Sometimes I feel overwhelmed, threatening the hope that keeps me believing a solution actually exists. Loss of hope can lead to cynicism and despair, and I know that can strip me of my desire to stay engaged and keep doing what I can to be part of the solution. But I also know that despair and cynicism are reserved for a privileged few who either believe they’ll be long gone before things “really hit the fan” so it won’t be their problem, or those who think that some miraculous development will come along in time to save us. Like plans for alternative outposts on Mars. Or nuclear devices that will detonate inside hurricanes to disperse them or shift weather patterns altogether. Or giant climate-controlled bubbles where a few fortunate survivors of environmental collapse will hunker down for unknown lengths of time.

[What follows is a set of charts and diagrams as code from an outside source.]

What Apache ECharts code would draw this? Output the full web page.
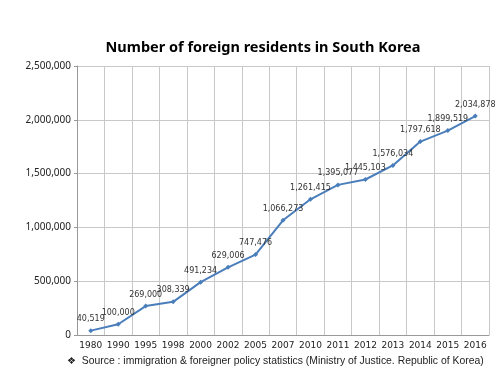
<!DOCTYPE html>
<html>
<head>
<meta charset="utf-8">
<script src="https://cdn.jsdelivr.net/npm/echarts@6.0.0/dist/echarts.min.js"></script>
<style>
  html, body { margin: 0; padding: 0; background: #fff; }
  #chart { width: 500px; height: 375px; }
</style>
</head>
<body>
<div id="chart"></div>
<script>
// Foreign residents in South Korea, by year
const years = ['1980', '1990', '1995', '1998', '2000', '2002', '2005', '2007',
               '2010', '2011', '2012', '2013', '2014', '2015', '2016'];
const residents = [40519, 100000, 269000, 308339, 491234, 629006, 747476, 1066273,
                   1261415, 1395077, 1445103, 1576034, 1797618, 1899519, 2034878];
const yTicks = [0, 500000, 1000000, 1500000, 2000000, 2500000];

const fmt = v => v.toLocaleString('en-US');

const chart = echarts.init(document.getElementById('chart'), null, { renderer: 'canvas' });

chart.setOption({
    animation: false,
    backgroundColor: '#ffffff',
    title: {
        text: 'Number of foreign residents in South Korea',
        left: 258, top: 35, textAlign: 'center',
        textStyle: { fontFamily: 'Noto Sans', fontSize: 14.5, fontWeight: 'bold', color: '#000' }
    },
    graphic: [{
        type: 'text', left: 67, top: 356,
        style: {
            text: '\u2756  Source : immigration & foreigner policy statistics (Ministry of Justice. Republic of Korea)',
            font: '10.4px "Liberation Sans"', fill: '#222'
        }
    }],
    grid: { left: 77, right: 11, top: 66, bottom: 40 },
    xAxis: {
        type: 'category',
        data: years,
        boundaryGap: true,
        axisLine: { lineStyle: { color: '#999' } },
        axisTick: { show: false },
        axisLabel: { interval: 0, color: '#222', fontSize: 9, fontFamily: 'DejaVu Sans', margin: 6 },
        splitLine: { show: true, interval: 0, lineStyle: { color: '#c8c8c8', width: 1 } }
    },
    yAxis: {
        type: 'value',
        min: yTicks[0], max: yTicks[yTicks.length - 1], interval: 500000,
        axisLine: { show: true, lineStyle: { color: '#999' } },
        axisTick: { show: true, length: 3, lineStyle: { color: '#999' } },
        axisLabel: { color: '#222', fontSize: 10, fontFamily: 'Noto Sans', formatter: fmt, margin: 6 },
        splitLine: { lineStyle: { color: '#c8c8c8', width: 1 } }
    },
    series: [{
        type: 'line',
        data: residents,
        symbol: 'diamond',
        symbolSize: 5,
        lineStyle: { color: '#4a7ebb', width: 2 },
        itemStyle: { color: '#4a7ebb' },
        label: {
            show: true,
            position: 'top',
            distance: 5,
            formatter: p => fmt(p.value),
            fontFamily: 'DejaVu Sans', fontSize: 8, color: '#333'
        }
    }]
});
</script>
</body>
</html>
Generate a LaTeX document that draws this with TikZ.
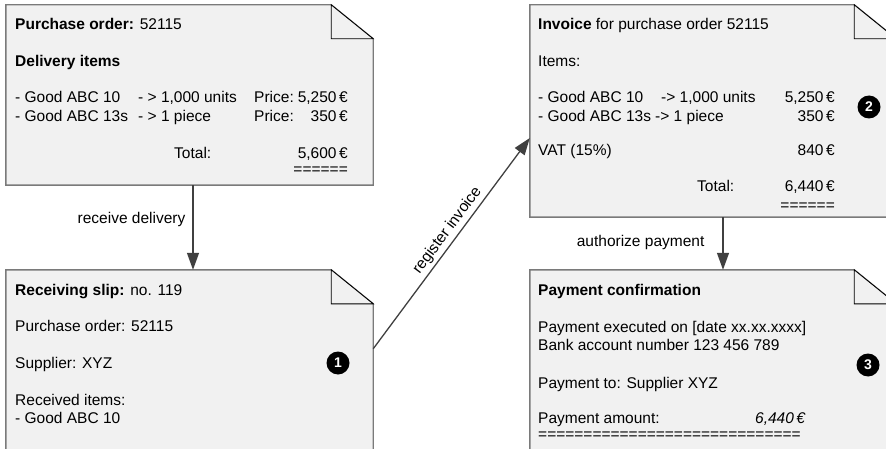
\documentclass[tikz,border=0pt]{standalone}
\usepackage{fontspec}
\setmainfont{Liberation Sans}
\usetikzlibrary{arrows.meta}
\definecolor{docfill}{HTML}{F1F1F1}
\definecolor{docline}{HTML}{7A7A7A}
\definecolor{arrowcol}{HTML}{404040}
\newcommand\mydoc[1]{%
  \draw[docbody] (#1.north west) -- ([xshift=-42pt]#1.north east) -- ([yshift=-34pt]#1.north east) -- (#1.south east) -- (#1.south west) -- cycle;
  \draw[foldline] ([xshift=-42pt]#1.north east) -- ([xshift=-42pt,yshift=-34pt]#1.north east) -- ([yshift=-34pt]#1.north east) -- cycle;
}
\tikzset{
  docbox/.style={rectangle, draw=none, inner sep=0pt},
  docbody/.style={fill=docfill, draw=docline, line width=1.4pt},
  foldline/.style={draw=black, line width=0.9pt, fill=docfill, line join=miter},
  txt/.style={anchor=base west, inner sep=0pt, font=\fontsize{15.5}{19}\selectfont},
  rtxt/.style={anchor=base east, inner sep=0pt, font=\fontsize{15.5}{19}\selectfont},
  lbl/.style={inner sep=0pt, font=\fontsize{15.5}{19}\selectfont},
  badge/.style={circle, fill=black, minimum size=23pt, inner sep=0pt, text=white, font=\fontsize{14}{14}\selectfont\bfseries},
  arr/.style={draw=arrowcol, line width=1.3pt, -{Triangle[length=17pt,width=12pt]}, arrowcol},
}
\begin{document}
\begin{tikzpicture}[x=1pt,y=-1pt]
\useasboundingbox (0,0) rectangle (886,449);
\clip (0,0) rectangle (886,449);
% document anchors
\node[docbox, minimum width=367pt, minimum height=180pt] (po) at (189.5,95) {};
\node[docbox, minimum width=367pt, minimum height=230pt] (rs) at (189.5,385) {};
\node[docbox, minimum width=366pt, minimum height=212pt] (inv) at (713,111) {};
\node[docbox, minimum width=366pt, minimum height=230pt] (pay) at (713,385) {};
\mydoc{po}
\mydoc{rs}
\mydoc{inv}
\mydoc{pay}
% Purchase order
\node[txt] (po1) at (15,30) {\textbf{Purchase order:} 52115};
\node[txt] (po2) at (15,66.5) {\textbf{Delivery items}};
\node[txt] (po3a) at (15,103) {- Good ABC 10};
\node[txt] (po3b) at (138,103) {- > 1,000 units};
\node[txt] (po3c) at (254,103) {Price:};
\node[rtxt] (po3d) at (348,103) {5,250\,€};
\node[txt] (po4a) at (15,121.3) {- Good ABC 13s};
\node[txt] (po4b) at (138,121.3) {- > 1 piece};
\node[txt] (po4c) at (254,121.3) {Price:};
\node[rtxt] (po4d) at (348,121.3) {350\,€};
\node[txt] (po5a) at (174,158.5) {Total:};
\node[rtxt] (po5b) at (348,158.5) {5,600\,€};
\node[rtxt] (po6) at (348,174.5) {======};
% Receiving slip
\node[txt] (rs1) at (15,295) {\textbf{Receiving slip:} no. 119};
\node[txt] (rs2) at (15,331.6) {Purchase order: 52115};
\node[txt] (rs3) at (15,368.5) {Supplier: XYZ};
\node[txt] (rs4) at (15,405) {Received items:};
\node[txt] (rs5) at (15,423.3) {- Good ABC 10};
\node[badge] (b1) at (338,363) {1};
% Invoice
\node[txt] (in1) at (538,30) {\textbf{Invoice} for purchase order 52115};
\node[txt] (in2) at (538,67) {Items:};
\node[txt] (in3a) at (538,102.5) {- Good ABC 10};
\node[txt] (in3b) at (661,102.5) {-> 1,000 units};
\node[rtxt] (in3c) at (835,102.5) {5,250\,€};
\node[txt] (in4a) at (538,121.5) {- Good ABC 13s};
\node[txt] (in4b) at (655,121.5) {-> 1 piece};
\node[rtxt] (in4c) at (835,121.5) {350\,€};
\node[txt] (in5a) at (538,156) {VAT (15\%)};
\node[rtxt] (in5b) at (835,156) {840\,€};
\node[txt] (in6a) at (697,192) {Total:};
\node[rtxt] (in6b) at (835,192) {6,440\,€};
\node[rtxt] (in7) at (835,211) {======};
\node[badge] (b2) at (869,107) {2};
% Payment confirmation
\node[txt] (pc1) at (538,295) {\textbf{Payment confirmation}};
\node[txt] (pc2) at (538,332) {Payment executed on [date xx.xx.xxxx]};
\node[txt] (pc3) at (538,350.3) {Bank account number 123 456 789};
\node[txt] (pc4) at (538,388) {Payment to: Supplier XYZ};
\node[txt] (pc5a) at (538,423) {Payment amount:};
\node[rtxt] (pc5b) at (806,423) {\textit{6,440\,€}};
\node[txt] (pc6) at (538,439) {=============================};
\node[badge] (b3) at (868,365) {3};
% connectors
\draw[arr] ([xshift=3.5pt]po.south) -- node[lbl, pos=0.4, anchor=east, xshift=-7pt, text=black] (l1) {receive delivery} ([xshift=3.5pt]rs.north);
\draw[arr] ([yshift=-79pt]rs.north east) -- node[lbl, pos=0.53, sloped, above, inner sep=3pt, text=black] (l2) {register invoice} ([yshift=-27pt]inv.west);
\draw[arr] ([xshift=10pt]inv.south) -- node[lbl, pos=0.49, anchor=east, xshift=-18pt, text=black] (l3) {authorize payment} ([xshift=10pt]pay.north);
\end{tikzpicture}
\end{document}
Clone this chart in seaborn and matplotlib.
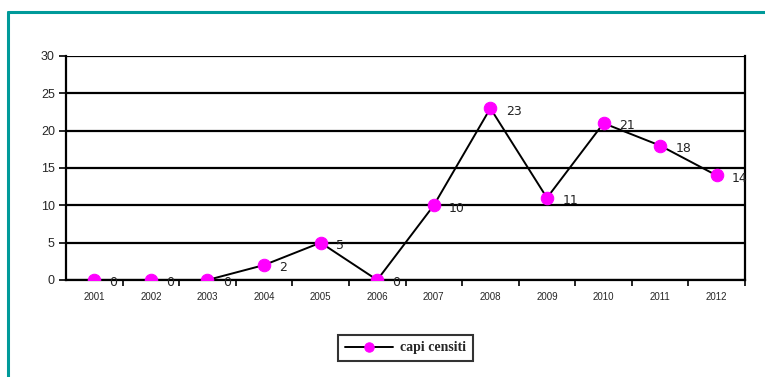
import matplotlib
matplotlib.use("Agg")
import matplotlib.pyplot as plt
from matplotlib.lines import Line2D
from matplotlib.ticker import FixedLocator, NullFormatter, FixedFormatter
import seaborn as sns
import pandas as pd

years = ["2001", "2002", "2003", "2004", "2005", "2006",
         "2007", "2008", "2009", "2010", "2011", "2012"]
capi_censiti = [0, 0, 0, 2, 5, 0, 10, 23, 11, 21, 18, 14]
y_ticks = [0, 5, 10, 15, 20, 25, 30]

sns.set_theme(style="white")
plt.rcParams["font.family"] = ["Liberation Sans", "DejaVu Sans"]

df = pd.DataFrame({"pos": range(len(years)), "anno": years, "capi censiti": capi_censiti})

fig = plt.figure(figsize=(7.65, 3.77), dpi=100)
ax = fig.add_axes([66 / 765, 1 - 280 / 377, (745 - 66) / 765, (280 - 56) / 377])

# horizontal grid lines
for v in y_ticks:
    ax.axhline(v, color="black", lw=1.6, zorder=1)

sns.lineplot(data=df, x="pos", y="capi censiti", ax=ax, color="black", lw=1.4,
             marker="o", markersize=9, markerfacecolor="#ff00ff",
             markeredgecolor="#ff00ff", label="capi censiti", zorder=3)

for i, v in enumerate(capi_censiti):
    ax.annotate(str(v), (i, v), xytext=(11, -2), textcoords="offset points",
                ha="left", va="center", fontsize=9, family="DejaVu Sans",
                color="#222222", zorder=4)

ax.set_xlim(-0.5, len(years) - 0.5)
ax.set_ylim(0, 30)
ax.set_yticks(y_ticks)
ax.set_yticklabels([str(v) for v in y_ticks], fontsize=9)

# tick marks between categories, labels at category centres
ax.xaxis.set_major_locator(FixedLocator([i + 0.5 for i in range(len(years))]))
ax.xaxis.set_major_formatter(NullFormatter())
ax.xaxis.set_minor_locator(FixedLocator(list(range(len(years)))))
ax.xaxis.set_minor_formatter(FixedFormatter(years))
ax.tick_params(axis="x", which="major", direction="out", length=4, width=1.2,
               color="black", bottom=True)
ax.tick_params(axis="x", which="minor", length=0, labelsize=7, pad=9)
ax.tick_params(axis="y", direction="out", length=5, width=1.2, color="black",
               left=True, pad=3)
ax.set_xlabel("")
ax.set_ylabel("")

for side in ["left", "bottom", "right"]:
    ax.spines[side].set_visible(True)
    ax.spines[side].set_color("black")
    ax.spines[side].set_linewidth(1.6)
ax.spines["top"].set_visible(False)

leg = ax.legend(loc="center", bbox_to_anchor=(0.5, -(348 - 280) / 224), frameon=True,
                fancybox=False, prop={"family": "Liberation Serif", "weight": "bold",
                                      "size": 10},
                handlelength=3.5, borderpad=0.5, handletextpad=0.5, markerscale=0.75)
leg.get_frame().set_edgecolor("black")
leg.get_frame().set_linewidth(1.5)

# teal outer frame
teal = "#009a9a"
fig.add_artist(Line2D([7.5 / 765, 7.5 / 765], [0, 1 - 11.5 / 377],
                      transform=fig.transFigure, color=teal, lw=2.2))
fig.add_artist(Line2D([7.5 / 765, 1], [1 - 11.5 / 377, 1 - 11.5 / 377],
                      transform=fig.transFigure, color=teal, lw=2.2))

fig.savefig("out.png", dpi=100)
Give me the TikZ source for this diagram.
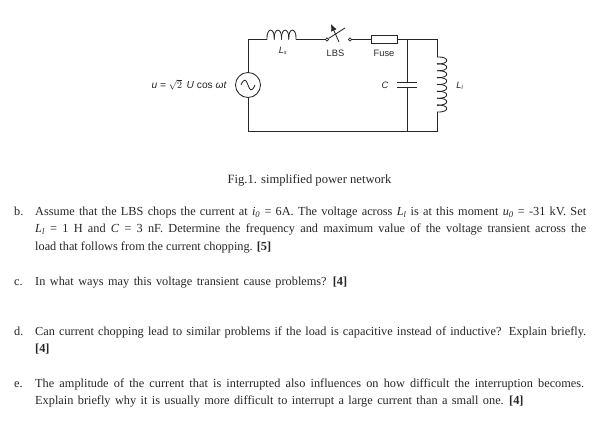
\documentclass[tikz,border=0pt]{standalone}
\usepackage{fontspec}
\setmainfont{Liberation Serif}
\setsansfont{Liberation Sans}
\usetikzlibrary{arrows.meta}
\definecolor{ink}{gray}{0.15}
\tikzset{
  wire/.style={draw=ink,line width=0.85pt},
  para/.style={inner sep=0pt,anchor=north west,align=justify,text=ink,font=\fontsize{12.3}{17.2}\selectfont},
  itemlabel/.style={inner sep=0pt,anchor=north west,text=ink,font=\fontsize{12.3}{17.2}\selectfont},
  lab/.style={inner sep=0pt,text=ink,font=\sffamily\fontsize{9.3}{11}\selectfont},
  terminal/.style={circle,draw=ink,line width=0.6pt,fill=white,minimum size=3.2pt,inner sep=0pt},
}
\begin{document}
\begin{tikzpicture}[x=1pt,y=-1pt]
\useasboundingbox (0,0) rectangle (606,423);
\coordinate (tl) at (248,39.5);
\coordinate (bl) at (248,131);
\coordinate (tc) at (407,39.5);
\coordinate (bc) at (407,131);
\coordinate (tr) at (437,39.5);
\coordinate (br) at (437,131);
\coordinate (lsa) at (267,39.5);
\coordinate (lsb) at (296,39.5);
\coordinate (lla) at (437,57);
\coordinate (llb) at (437,112);
\coordinate (capt) at (407,82);
\coordinate (capb) at (407,87.5);
\coordinate (capta) at (397,82);
\coordinate (captb) at (417,82);
\coordinate (capba) at (397,87.5);
\coordinate (capbb) at (417,87.5);
\coordinate (bladeend) at (345,28);
\coordinate (arrowa) at (339,42);
\coordinate (arrowb) at (331,24);
\node[circle,draw=ink,line width=0.85pt,minimum size=25pt,inner sep=0pt] (src) at (248,85) {};
\node[terminal] (swa) at (327,39.5) {};
\node[terminal] (swb) at (350,39.5) {};
\node[draw=ink,line width=0.85pt,minimum width=26pt,minimum height=7.5pt,inner sep=0pt] (fuse) at (384,39.5) {};
% sine in source
\draw[wire] (241,85) .. controls (244,78) and (246,79) .. (248,85) .. controls (250,91) and (252,92) .. (255,85);
% wires
\draw[wire] (src.north) -- (tl) -- (lsa);
\draw[wire] (src.south) -- (bl) -- (br) -- (llb);
\draw[wire] (lsb) -- (swa);
\draw[wire] (swb) -- (fuse.west);
\draw[wire] (fuse.east) -- (tr) -- (lla);
\draw[wire] (tc) -- (capt);
\draw[wire] (capb) -- (bc);
\draw[wire] (capta) -- (captb);
\draw[wire] (capba) -- (capbb);
\draw[wire] (swa) -- (bladeend);
\draw[wire,-{Latex[length=7pt,width=6pt]}] (arrowa) -- (arrowb);
% inductors
\foreach \i in {0,...,3}{
  \pgfmathsetmacro{\xa}{267+7.25*\i}
  \pgfmathsetmacro{\xb}{\xa+7.25}
  \draw[wire] (\xa,39.5) .. controls (\xa-0.8,27) and (\xb+0.8,27) .. (\xb,39.5);
}
\foreach \i in {0,...,7}{
  \pgfmathsetmacro{\ya}{57+6.875*\i}
  \pgfmathsetmacro{\yb}{\ya+6.875}
  \draw[wire] (437,\ya) .. controls (450,\ya-0.8) and (450,\yb+0.8) .. (437,\yb);
}
% labels
\node[lab] (lbs) at (335.5,53) {LBS};
\node[lab] (fusel) at (384,53) {Fuse};
\node[lab] (cl) at (385,85) {\textit{C}};
\node[lab] (ls) at (283,50.5) {\textit{L}\textsubscript{\fontsize{5.5}{5.5}\selectfont\textit{s}}};
\node[lab] (ll) at (460,86) {\textit{L}\textsubscript{\fontsize{5.5}{5.5}\selectfont\textit{l}}};
\node[lab,anchor=east,font=\sffamily\fontsize{10.2}{11}\selectfont] (ueq) at (227,85) {\textit{u} = $\sqrt{2}$\, \textit{U} cos \textit{ωt}};
% text
\node[inner sep=0pt,anchor=north,text=ink,font=\fontsize{12.6}{17.2}\selectfont] (cap) at (309.5,171.4) {\strut Fig.1. simplified power network};
\node[itemlabel] (lb) at (14,203.4) {\strut b.};
\node[para,text width=551pt] (pb) at (35,203.4) {\strut Assume that the LBS chops the current at \textit{i}\textsubscript{\textit{0}} = 6A. The voltage across \textit{L}\textsubscript{\textit{l}} is at this moment \textit{u}\textsubscript{\textit{0}} = -31 kV. Set\linebreak
\textit{L}\textsubscript{\textit{l}} = 1 H and \textit{C} = 3 nF. Determine the frequency and maximum value of the voltage transient across the\linebreak
load that follows from the current chopping. \textbf{[5]}};
\node[itemlabel] (lc) at (14,273) {\strut c.};
\node[para,text width=551pt,align=left] (pc) at (35,273) {\strut {\spaceskip=4.5pt In what ways may this voltage transient cause problems? \textbf{[4]}}};
\node[itemlabel] (ld) at (14,323.5) {\strut d.};
\node[para,text width=551pt] (pd) at (35,323.5) {\strut Can current chopping lead to similar problems if the load is capacitive instead of inductive? Explain briefly.\linebreak
\textbf{[4]}};
\node[itemlabel] (le) at (14,375.5) {\strut e.};
\node[para,text width=549pt] (pe) at (35,375.5) {\strut The amplitude of the current that is interrupted also influences on how difficult the interruption becomes.\linebreak
{\spaceskip=4.4pt Explain briefly why it is usually more difficult to interrupt a large current than a small one. \textbf{[4]}}};
\end{tikzpicture}
\end{document}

These are just some of the farfetched ideas floating out there. My response, “Ya sure!” I like this marcher’s sign better, “There is no Planet B!” In short, I’m “all in” with Greta and the young people around the world. Especially when I look around me and grasp what’s at stake for all of us.

I love autumn, with our forests ablaze with color! We’re surrounded by clean water, abundant with life. We still enjoy cerulean skies by day and star-studded skies by night. That’s because our air is still, relatively-speaking, smog-free. So, at a time when most of us can agree that there are few places that can compare in beauty and quality of life, why wouldn’t we work our damnedest to save what we’ve got?

Millions of the world’s youth are marching to save this magnificent planet. We must never forget that their future depends on it. They’re demanding from us a fiercer commitment to end our wasteful habits and unite to pressure political leaders to defend or improve upon environmental and energy policies designed to reverse the disastrous course we’re on. Our youth are begging for our attention. If we really love them, we’ll listen and take action in any way we can!